We arrived at the perfect time: sunset. The landscape here is famous for its chalk formations carved over time by wind and sand. Behind me, one of the most popular landmarks stood - a formation people fondly call “Mushroom and Chicken.”

The place was stunning, and even the road to get here had been gorgeous. Our driver was fantastic - fast and skilled — turning the drive itself into an adventure.

What made this place truly magical for me was that I hadn’t really seen many photos of it beforehand. I didn’t come with a fixed image in my head. Standing there, I realised how rare it is these days to arrive somewhere with no expectations and to be genuinely surprised.

As the sun set, we began preparing for the night: camping gear, a barbecue, simple plans under an extraordinary sky. I liked the idea of sleeping among these rock formations - like being watched over by nature’s own monuments.

We had the option of sleeping in tents or out in the open.
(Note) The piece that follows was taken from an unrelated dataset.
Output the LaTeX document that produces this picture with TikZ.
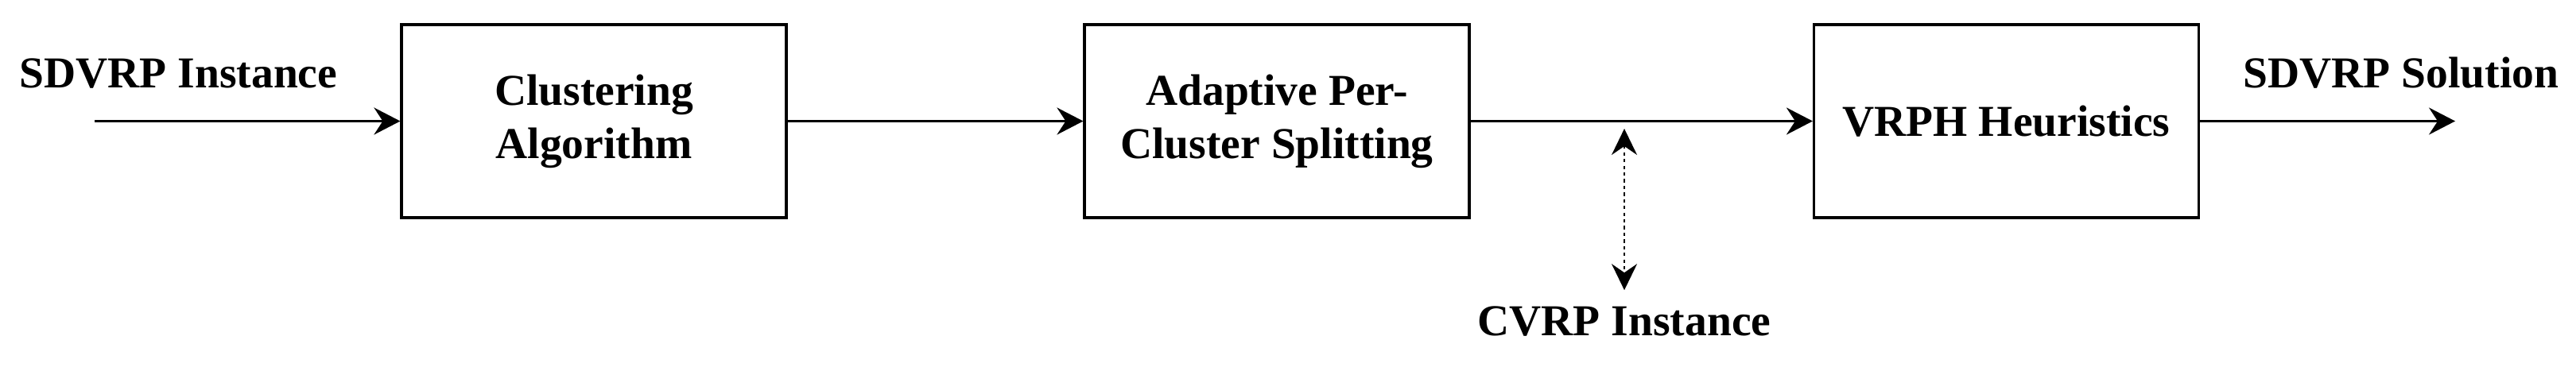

I chose the open desert.

By around 11:30 at night, it was time to sleep. I lay there under the sky, with the soft outlines of chalk formations around me, and said good night to the desert.

The next morning, I woke up at 4 a.m. The air was strong and a little chilly.

One question lingered quietly in my mind:

Is nature the same as divinity?

Slowly, an answer formed inside me.

Nature feels like God - all-powerful, all-knowing, and all-pervasive. Nature only gives. It has been giving for thousands of years.

Standing there, between night and day, I felt that maybe one day we will truly understand this and learn to honour nature again.

Around 6:30, the sunrise began unfolding in front of me, while the moon still hung quietly behind me. The whole desert had been glowing all night because of that moon. It felt like standing inside a living prayer - no words, only light.

After everyone woke up, we made breakfast together and started driving back towards Cairo. Our last stop was in a village with a hot spring. It was my first time visiting a village in Egypt, and I was excited to see yet another facet of this country.

Lesson nine: if you’re ever confused about what you believe, spend a night in nature. You may not get all the answers, but you’ll come back with better questions.

Why Egypt Stayed With Me

All through the return journey, one thought kept circling in my mind:

Why was this Egypt trip so incredibly special to me?

The answer was simple: the people of Egypt.

They gave me endless love, kindness, humour, curiosity - and along with that, countless memories that I know will stay with me for a very long time. From Abdul on the felucca to the perfume seller in the souk, from my Canadian friends in the desert to the staff at tiny cafés and big hotels - each person added a small thread to this big tapestry.

I hope I’ll come back to Egypt soon and create newer memories, walk on different paths, and greet old places like old friends.

For now, I carry this journey within me - Luxor’s temples, Nile sunsets, Red Sea corals, chalk-white deserts, and the quiet conviction that nature is our oldest temple.

And if this story has reached you wherever you are, I hope it leaves a small mark - just as Egypt left one on me.